«La Curia, nella persona del vescovo, ometteva con ogni evidenza qualsivoglia seria iniziativa a tutela dei minori della sua comunità e dei loro genitori, nonostante la titolarità di puntuali poteri/doveri conferiti nell’ambito della rivestita funzione di tutela dei fedeli, facilitando l’attività predatoria di un prelato già oggetto di segnalazione». È quanto si legge nelle motivazioni della sentenza che ha disposto la condanna a 4 anni e sei mesi, lo sorso 5 marzo, per il sacerdote di Enna Giuseppe Rugolo per violenza sessuale aggravata a danno di minori.
Il deposito delle motivazioni arriva dopo 137 giorni e conferma l’impianto accusatorio che la procura di Enna ha sostenuto contro Rugolo. Si tratta di 222 pagine dalle quali emerge con chiarezza che la vittima che ha denunciato gli abusi «ha mostrato particolare lucidità, coerenza e logicità , offrendo un’articolata ed originale narrazione in termini congrui rispetto ai fattori spazio-temporali in cui i fatti denunciati vanno necessariamente collocati».

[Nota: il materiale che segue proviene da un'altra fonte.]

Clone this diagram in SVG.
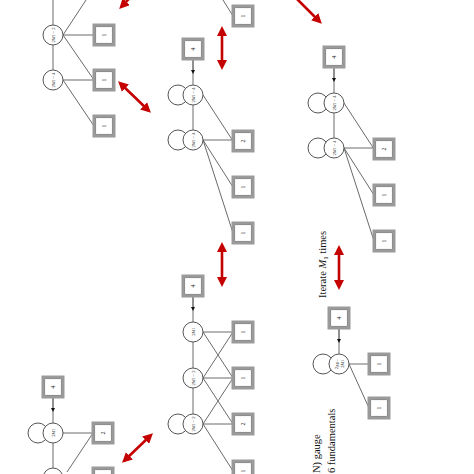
<svg xmlns="http://www.w3.org/2000/svg" width="474" height="474" viewBox="0 0 474 474">
<defs>
<style>
.ln{stroke:#6a6a6a;stroke-width:1;fill:none}
.rd{stroke:#c40000;stroke-width:2.6;fill:none;marker-start:url(#rh);marker-end:url(#rh)}
.cir{fill:#fff;stroke:#555;stroke-width:1}
.bo{fill:#fff;stroke:#9a9a9a;stroke-width:3}
.bi{fill:none;stroke:#444;stroke-width:0.5}
.bt{font-family:"Liberation Serif",serif;font-size:6px;fill:#222;text-anchor:middle;dominant-baseline:central}
.ct{font-family:"Liberation Serif",serif;font-size:4.6px;fill:#222;text-anchor:middle;dominant-baseline:central}
.tx{font-family:"Liberation Serif",serif;font-size:10.5px;fill:#111}
</style>
<marker id="rh" viewBox="0 0 10 10" refX="6" refY="5" markerWidth="3.9" markerHeight="3.9" orient="auto-start-reverse" markerUnits="strokeWidth">
<path d="M0,0L10,5L0,10z" fill="#c40000"/>
</marker>
<marker id="dh" viewBox="0 0 10 10" refX="5" refY="5" markerWidth="4" markerHeight="4" orient="auto" markerUnits="userSpaceOnUse">
<path d="M0,0L10,5L0,10z" fill="#111"/>
</marker>
<g id="box"><rect class="bo" x="-10" y="-10" width="20" height="20"/><rect class="bi" x="-8.2" y="-8.2" width="16.4" height="16.4"/></g>
</defs>

<g id="connectors">
<path class="ln" d="M53,0V25M53,45V70M63,35L86,0M63,35H94M63,35L94,80M63,80H94M63,80L94,126"/>
<path class="ln" d="M223,0L233,16M193,59V85M193,105V130M203,95L233,141M203,140H233M203,140L233,187M203,140L233,233"/>
<path class="ln" d="M193,59V72" marker-end="url(#dh)"/>
<path class="ln" d="M334,67V93M334,113V138M344,103L374,149M344,148H374M344,148L374,195M344,148L374,241"/>
<path class="ln" d="M334,67V80" marker-end="url(#dh)"/>
<path class="ln" d="M193,296V322M193,342V368M193,388V414M203,332H233M203,332L233,378M203,378L233,332M203,378H233M203,378L233,424M203,424L233,378M203,424H233M203,424L233,471"/>
<path class="ln" d="M193,296V309" marker-end="url(#dh)"/>
<path class="ln" d="M339,328V354M349,364H369M349,364L369,408"/>
<path class="ln" d="M339,328V341" marker-end="url(#dh)"/>
<path class="ln" d="M53,397V423M53,443V468M63,433H93M67,472L93,433"/>
<path class="ln" d="M53,397V410" marker-end="url(#dh)"/>
<path class="rd" d="M121,84L148,110"/>
<path class="rd" d="M147,-20L122,6"/>
<path class="rd" d="M290,-8L319,21"/>
<path class="rd" d="M222,30V66"/>
<path class="rd" d="M222,246V283"/>
<path class="rd" d="M339,249V286"/>
<path class="rd" d="M125,460L150,436"/>
</g>

<g id="panelA">
<g id="A1"><circle class="cir" cx="53" cy="35" r="10"/><text class="ct" transform="translate(53,35) rotate(-90)">2<tspan font-style="italic">M</tspan><tspan font-size="3.2" dy="1">1</tspan><tspan dy="-1"> − 2</tspan></text></g>
<g id="A2"><circle class="cir" cx="53" cy="80" r="10"/><text class="ct" transform="translate(53,80) rotate(-90)">2<tspan font-style="italic">M</tspan><tspan font-size="3.2" dy="1">1</tspan><tspan dy="-1"> − 4</tspan></text></g>
<g id="Ab1" transform="translate(104,35)"><use href="#box"/><text class="bt" transform="rotate(-90)">1</text></g>
<g id="Ab2" transform="translate(104,80)"><use href="#box"/><text class="bt" transform="rotate(-90)">1</text></g>
<g id="Ab3" transform="translate(104,126)"><use href="#box"/><text class="bt" transform="rotate(-90)">1</text></g>
</g>

<g id="panelB">
<g id="Btop" transform="translate(243,16)"><use href="#box"/><text class="bt" transform="rotate(-90)">1</text></g>
<g id="B4" transform="translate(193,49)"><use href="#box"/><text class="bt" transform="rotate(-90)">4</text></g>
<g id="B1"><circle class="cir" cx="178" cy="95" r="10"/><circle class="cir" cx="193" cy="95" r="10"/><text class="ct" transform="translate(193,95) rotate(-90)">2<tspan font-style="italic">M</tspan><tspan font-size="3.2" dy="1">1</tspan><tspan dy="-1"> − 4</tspan></text></g>
<g id="B2"><circle class="cir" cx="178" cy="140" r="10"/><circle class="cir" cx="193" cy="140" r="10"/><text class="ct" transform="translate(193,140) rotate(-90)">2<tspan font-style="italic">M</tspan><tspan font-size="3.2" dy="1">1</tspan><tspan dy="-1"> − 4</tspan></text></g>
<g id="Bb1" transform="translate(243,141)"><use href="#box"/><text class="bt" transform="rotate(-90)">2</text></g>
<g id="Bb2" transform="translate(243,187)"><use href="#box"/><text class="bt" transform="rotate(-90)">1</text></g>
<g id="Bb3" transform="translate(243,233)"><use href="#box"/><text class="bt" transform="rotate(-90)">1</text></g>
</g>

<g id="panelC">
<g id="C4" transform="translate(334,57)"><use href="#box"/><text class="bt" transform="rotate(-90)">4</text></g>
<g id="C1"><circle class="cir" cx="318" cy="103" r="10"/><circle class="cir" cx="334" cy="103" r="10"/><text class="ct" transform="translate(334,103) rotate(-90)">2<tspan font-style="italic">M</tspan><tspan font-size="3.2" dy="1">1</tspan><tspan dy="-1"> − 4</tspan></text></g>
<g id="C2"><circle class="cir" cx="318" cy="148" r="10"/><circle class="cir" cx="334" cy="148" r="10"/><text class="ct" transform="translate(334,148) rotate(-90)">2<tspan font-style="italic">M</tspan><tspan font-size="3.2" dy="1">1</tspan><tspan dy="-1"> − 4</tspan></text></g>
<g id="Cb1" transform="translate(384,149)"><use href="#box"/><text class="bt" transform="rotate(-90)">2</text></g>
<g id="Cb2" transform="translate(384,195)"><use href="#box"/><text class="bt" transform="rotate(-90)">1</text></g>
<g id="Cb3" transform="translate(384,241)"><use href="#box"/><text class="bt" transform="rotate(-90)">1</text></g>
</g>

<g id="panelD">
<g id="D4" transform="translate(193,286)"><use href="#box"/><text class="bt" transform="rotate(-90)">4</text></g>
<g id="D1"><circle class="cir" cx="193" cy="332" r="10"/><text class="ct" transform="translate(193,332) rotate(-90)">2<tspan font-style="italic">M</tspan><tspan font-size="3.2" dy="1">1</tspan></text></g>
<g id="D2"><circle class="cir" cx="193" cy="378" r="10"/><text class="ct" transform="translate(193,378) rotate(-90)">2<tspan font-style="italic">M</tspan><tspan font-size="3.2" dy="1">1</tspan><tspan dy="-1"> − 2</tspan></text></g>
<g id="D3"><circle class="cir" cx="178" cy="424" r="10"/><circle class="cir" cx="193" cy="424" r="10"/><text class="ct" transform="translate(193,424) rotate(-90)">2<tspan font-style="italic">M</tspan><tspan font-size="3.2" dy="1">1</tspan><tspan dy="-1"> − 2</tspan></text></g>
<g id="Db1" transform="translate(243,332)"><use href="#box"/><text class="bt" transform="rotate(-90)">1</text></g>
<g id="Db2" transform="translate(243,378)"><use href="#box"/><text class="bt" transform="rotate(-90)">1</text></g>
<g id="Db3" transform="translate(243,424)"><use href="#box"/><text class="bt" transform="rotate(-90)">2</text></g>
<g id="Db4" transform="translate(243,471)"><use href="#box"/><text class="bt" transform="rotate(-90)">1</text></g>
</g>

<g id="panelE">
<g id="E4" transform="translate(339,318)"><use href="#box"/><text class="bt" transform="rotate(-90)">4</text></g>
<g id="E1"><circle class="cir" cx="323" cy="364" r="10"/><circle class="cir" cx="339" cy="364" r="10"/>
<text class="ct" transform="translate(336.5,364) rotate(-90)">2<tspan font-style="italic">M</tspan><tspan font-size="3.2" dy="1">1</tspan><tspan dy="-1">−</tspan></text>
<text class="ct" transform="translate(342,364) rotate(-90)">2<tspan font-style="italic">M</tspan><tspan font-size="3.2" dy="1">1</tspan></text></g>
<g id="Eb1" transform="translate(379,364)"><use href="#box"/><text class="bt" transform="rotate(-90)">1</text></g>
<g id="Eb2" transform="translate(379,408)"><use href="#box"/><text class="bt" transform="rotate(-90)">1</text></g>
<text id="iterate" class="tx" transform="translate(326,298) rotate(-90)">Iterate <tspan font-style="italic">M</tspan><tspan font-size="7" dy="2">1</tspan><tspan dy="-2"> times</tspan></text>
<text id="gauge" class="tx" transform="translate(320,473) rotate(-90)">N) gauge</text>
<text id="fund" class="tx" transform="translate(335,473) rotate(-90)">6 fundamentals</text>
</g>

<g id="panelF">
<g id="F4" transform="translate(53,387)"><use href="#box"/><text class="bt" transform="rotate(-90)">4</text></g>
<g id="F1"><circle class="cir" cx="38" cy="433" r="10"/><circle class="cir" cx="53" cy="433" r="10"/><text class="ct" transform="translate(53,433) rotate(-90)">2<tspan font-style="italic">M</tspan><tspan font-size="3.2" dy="1">1</tspan></text></g>
<g id="F2"><circle class="cir" cx="53" cy="478" r="10"/></g>
<g id="Fb1" transform="translate(103,433)"><use href="#box"/><text class="bt" transform="rotate(-90)">2</text></g>
<g id="Fb2" transform="translate(103,478)"><use href="#box"/></g>
</g>
</svg>
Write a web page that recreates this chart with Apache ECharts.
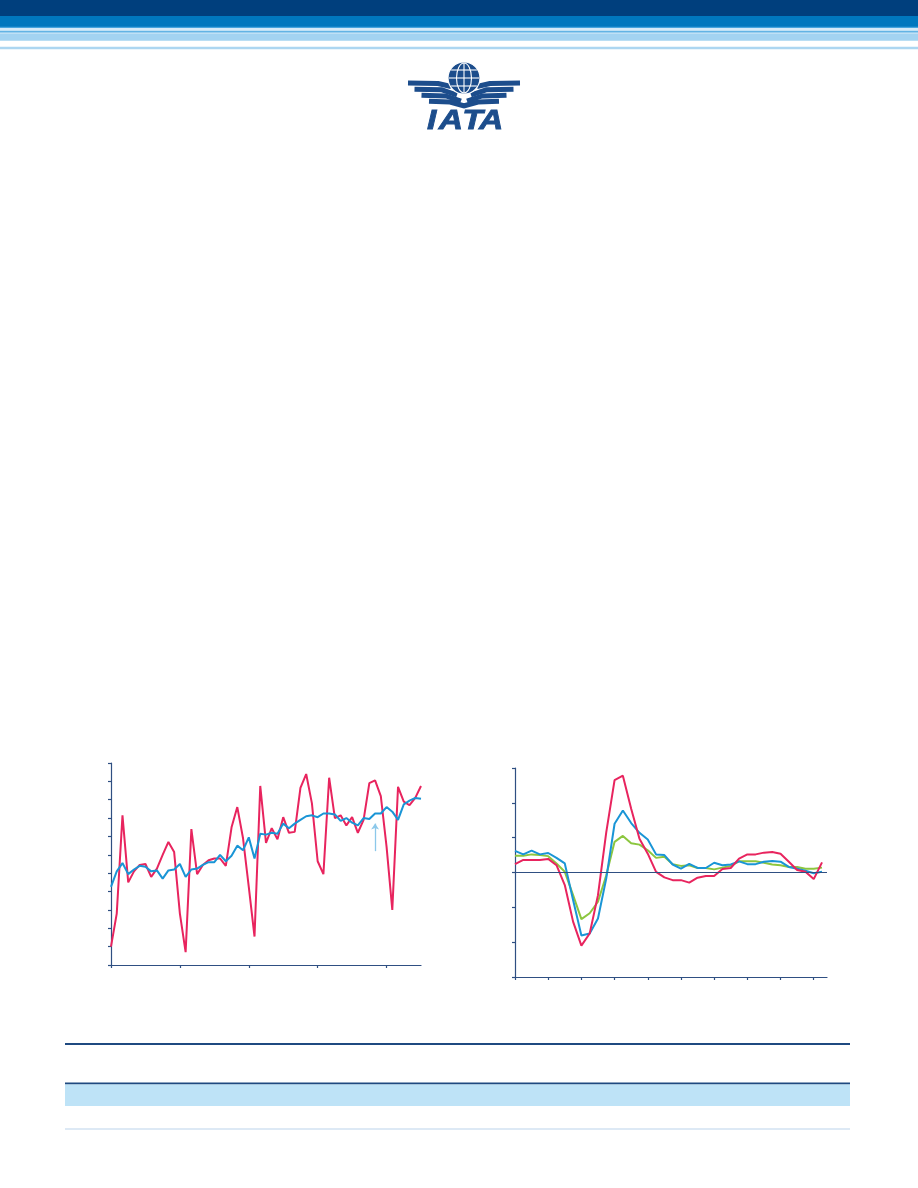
<!DOCTYPE html>
<html>
<head>
<meta charset="utf-8">
<title>IATA</title>
<script src="https://cdn.jsdelivr.net/npm/echarts@6/dist/echarts.min.js"></script>
<style>
  html, body { margin: 0; padding: 0; background: #fff; }
  #page { width: 918px; height: 1188px; }
</style>
</head>
<body>
<div id="page"></div>
<script>
// left chart: monthly values (55 months), ticks every 12 months
const monthNames = ['Jan', 'Feb', 'Mar', 'Apr', 'May', 'Jun', 'Jul', 'Aug', 'Sep', 'Oct', 'Nov', 'Dec']
const monthCount = 55
const leftCategories = []
for (let i = 0; i < monthCount; i++) {
  leftCategories.push(monthNames[i % 12] + ' ' + (1 + Math.floor(i / 12)))
}
const leftActual = [
  390, 408, 461.5, 425, 431, 434.5, 435, 428, 432.5, 440,
  447, 441.5, 408, 387, 454, 429.5, 434.5, 437, 438, 438,
  434, 455, 466, 449, 422.5, 395.5, 477.5, 446.5, 454.5, 448.5,
  460.5, 452, 452.5, 476.5, 484, 468, 436.5, 429.5, 482, 460,
  461.5, 456, 460.5, 452, 459, 479, 480.5, 472, 444.5, 410,
  477, 469, 467, 471, 477.5
]
const leftAdjusted = [
  422.5, 431, 435.5, 429.5, 432, 434, 433.5, 431, 431.5, 427,
  431.5, 432, 435, 428, 432, 432.5, 434.5, 436, 436, 440,
  436.5, 439.5, 445, 442.5, 449.5, 438, 451.5, 451, 452, 451.5,
  457, 454.5, 457, 459, 461, 461.5, 460.5, 462.5, 462.5, 462,
  458.5, 460, 457.5, 456, 460, 459.5, 462.5, 462.5, 466, 463.5,
  459, 467.5, 469.5, 471, 470.5
]
const leftArrowIndex = 46
const leftArrowFrom = 442
const leftArrowTo = 457

// right chart: quarterly growth, three series (38 quarters)
const rightRed = [
  2.4, 3.6, 3.6, 3.6, 3.9, 2.1, -3.6, -14.1, -21, -17.5,
  -6.5, 11.6, 26.5, 27.8, 18.3, 9.7, 5.4, 0.2, -1.4, -2.2,
  -2.2, -2.9, -1.5, -1, -1, 1, 1.3, 4, 5.2, 5.2,
  5.7, 5.9, 5.4, 3.1, 0.7, 0.2, -1.9, 2.9
]
const rightBlue = [
  6.2, 5.2, 6.3, 5.2, 5.6, 4.2, 2.6, -7.9, -18.1, -17.5,
  -13.2, -1.7, 14, 17.8, 14.2, 11.4, 9.5, 5.2, 5, 2.3,
  1.1, 2.5, 1.3, 1.3, 2.8, 2.1, 2.3, 3.2, 2.4, 2.4,
  3.1, 3.3, 3.1, 1.6, 1.1, 0.5, -0.2, 0.2
]
const rightGreen = [
  4.8, 4.8, 5.2, 5, 4.7, 2.6, 0.2, -6.5, -13.4, -11.7,
  -8.4, -0.8, 8.8, 10.5, 8.4, 8, 6.4, 4.2, 4.5, 2.4,
  1.9, 2.1, 1.3, 1.3, 0.9, 1.4, 1.9, 3.2, 3.2, 3.2,
  2.8, 2.3, 2.1, 1.6, 1.6, 1.1, 1.1, 1.4
]
const rightTicks = [0, 4, 8, 12, 16, 20, 24, 28, 32, 36]

const NAVY = '#2f4f82'
const RED = '#e8245e'
const BLUE = '#1995d6'
const GREEN = '#8cc63f'
const LOGO = '#1c4d8c'

const toPairs = arr => arr.map((v, i) => [i, v])

// ---------- page furniture: header bands, logo, table rules ----------
const rect = (x, y, w, h, fill) => ({
  type: 'rect', silent: true, shape: { x, y, width: w, height: h }, style: { fill }
})

const headerBands = [
  rect(0, 0, 918, 16, '#003f7d'),
  rect(0, 16, 918, 11, '#0077be'),
  rect(0, 26.7, 918, 1.5, '#45a5de'),
  rect(0, 28.2, 918, 2.5, '#d4eaf8'),
  rect(0, 30.7, 918, 2, '#62b3e4'),
  rect(0, 32.7, 918, 1, '#cfe7f7'),
  rect(0, 33.5, 918, 7.3, '#a3d3f1'),
  rect(0, 46.7, 918, 2.6, '#acd6f1')
]

// IATA logo: globe, two striped wings, lettering
const gx = 464, gy = 78, gr = 16
const wingStripes = [
  [[408, 83], [438, 83.5], [451, 86.5]],
  [[414.5, 89.2], [442, 89.8], [457, 95]],
  [[421.5, 95.2], [446, 96], [461, 101]],
  [[429, 101.3], [450, 102], [464.5, 106]]
]
const logo = []
wingStripes.forEach(pts => {
  logo.push({
    type: 'polyline', silent: true, shape: { points: pts },
    style: { stroke: LOGO, lineWidth: 5, fill: null, lineJoin: 'round' }
  })
  logo.push({
    type: 'polyline', silent: true, shape: { points: pts.map(p => [2 * gx - p[0], p[1]]) },
    style: { stroke: LOGO, lineWidth: 5, fill: null, lineJoin: 'round' }
  })
})
logo.push({
  type: 'circle', silent: true, shape: { cx: gx, cy: gy, r: gr },
  style: { fill: LOGO, stroke: '#fff', lineWidth: 1.2 }
})
logo.push({
  type: 'ellipse', silent: true, shape: { cx: gx, cy: gy, rx: 7.5, ry: gr - 1 },
  style: { fill: null, stroke: '#fff', lineWidth: 1.1 }
})
logo.push({
  type: 'line', silent: true, shape: { x1: gx, y1: gy - gr + 1, x2: gx, y2: gy + gr - 1 },
  style: { stroke: '#fff', lineWidth: 1.1 }
})
;[-8, 0, 8].forEach(dy => {
  const half = Math.sqrt(gr * gr - dy * dy) - 1
  logo.push({
    type: 'line', silent: true, shape: { x1: gx - half, y1: gy + dy, x2: gx + half, y2: gy + dy },
    style: { stroke: '#fff', lineWidth: 1.1 }
  })
})
const letters = [['I', 431.6], ['A', 450.8], ['T', 472.5], ['A', 491.2]]
letters.forEach(([ch, cx]) => {
  logo.push({
    type: 'text', silent: true, x: cx, y: 121.5, scaleX: 1.2,
    style: {
      text: ch, fill: LOGO, stroke: LOGO, lineWidth: 0.8,
      font: 'italic bold 28px "Liberation Sans", Arial, sans-serif',
      align: 'center', verticalAlign: 'middle'
    }
  })
})

const tableRules = [
  rect(65, 1043, 785, 2, '#1f4a80'),
  rect(65, 1082.5, 785, 2, '#1f4a80'),
  rect(65, 1084.5, 785, 21.5, '#bee3f7'),
  rect(65, 1128, 785, 2, '#dde9f5')
]

// ---------- charts ----------
const chart = echarts.init(document.getElementById('page'))

const hiddenLabel = { show: false }
const axisLine = { lineStyle: { color: NAVY, width: 1.2 } }
const axisTick = { length: 3, lineStyle: { color: NAVY, width: 1.2 } }

const option = {
  backgroundColor: '#fff',
  animation: false,
  graphic: [...headerBands, ...logo, ...tableRules],
  grid: [
    { left: 111, top: 763, width: 310, height: 202 },
    { left: 515, top: 768, width: 312, height: 209 }
  ],
  xAxis: [
    {
      gridIndex: 0,
      type: 'category',
      data: leftCategories,
      boundaryGap: false,
      axisLine,
      axisTick: { ...axisTick, interval: 11 },
      axisLabel: hiddenLabel,
      splitLine: { show: false }
    },
    {
      gridIndex: 1,
      type: 'value',
      min: 0,
      max: 37.6,
      axisLine: { ...axisLine, onZero: false },
      axisTick: { ...axisTick, customValues: rightTicks },
      axisLabel: hiddenLabel,
      splitLine: { show: false }
    }
  ],
  yAxis: [
    {
      gridIndex: 0,
      type: 'value',
      min: 380,
      max: 490,
      interval: 10,
      axisLine: { show: true, ...axisLine },
      axisTick: { show: true, ...axisTick },
      axisLabel: hiddenLabel,
      splitLine: { show: false }
    },
    {
      gridIndex: 1,
      type: 'value',
      min: -30,
      max: 30,
      interval: 10,
      axisLine: { show: true, ...axisLine },
      axisTick: { show: true, ...axisTick },
      axisLabel: hiddenLabel,
      splitLine: { show: false }
    }
  ],
  series: [
    {
      type: 'line',
      xAxisIndex: 0,
      yAxisIndex: 0,
      data: leftActual,
      symbol: 'none',
      lineStyle: { color: RED, width: 2 }
    },
    {
      type: 'line',
      xAxisIndex: 0,
      yAxisIndex: 0,
      data: leftAdjusted,
      symbol: 'none',
      lineStyle: { color: BLUE, width: 2 },
      markLine: {
        silent: true,
        symbol: ['none', 'arrow'],
        symbolSize: 6,
        label: { show: false },
        lineStyle: { color: '#8cc8ea', width: 1.3, type: 'solid' },
        data: [[
          { coord: [leftCategories[leftArrowIndex], leftArrowFrom] },
          { coord: [leftCategories[leftArrowIndex], leftArrowTo] }
        ]]
      }
    },
    {
      type: 'line',
      xAxisIndex: 1,
      yAxisIndex: 1,
      data: toPairs(rightGreen),
      symbol: 'none',
      lineStyle: { color: GREEN, width: 2 },
      // zero reference line
      markLine: {
        silent: true,
        symbol: 'none',
        label: { show: false },
        lineStyle: { color: NAVY, width: 1.2, type: 'solid' },
        data: [{ yAxis: 0 }]
      }
    },
    {
      type: 'line',
      xAxisIndex: 1,
      yAxisIndex: 1,
      data: toPairs(rightBlue),
      symbol: 'none',
      lineStyle: { color: BLUE, width: 2 }
    },
    {
      type: 'line',
      xAxisIndex: 1,
      yAxisIndex: 1,
      data: toPairs(rightRed),
      symbol: 'none',
      lineStyle: { color: RED, width: 2 }
    }
  ]
}

chart.setOption(option)
</script>
</body>
</html>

Dunque, la vittima degli abusi che ha denunciato il sacerdote è stata ritenuta credibile, così come gli altri giovani, per i quali il tribunale ha accertato la violenza sessuale, mentre ancora erano minorenni. Secondo il collegio giudicante, presidente Francesco Paolo Pitarresi e giudici Elisa D’Aveni e Maria Rosaria Santoni, quest’ultimo giudice estensore, il vescovo di Piazza Armerina, Rosario Gisana, avrebbe facilitato, con il suo comportamento, gli abusi perpetrati dal sacerdote. E aggiungono che proprio la condotta «coscientemente colposa da parte del vescovo Rosario Gisana» rende legittima la condanna al risarcimento del danno della Curia nella sua qualità di responsabile civile per i pregiudizi cagionati da padre Rugolo». Le parti ora hanno 45 giorni per proporre un eventuale appello.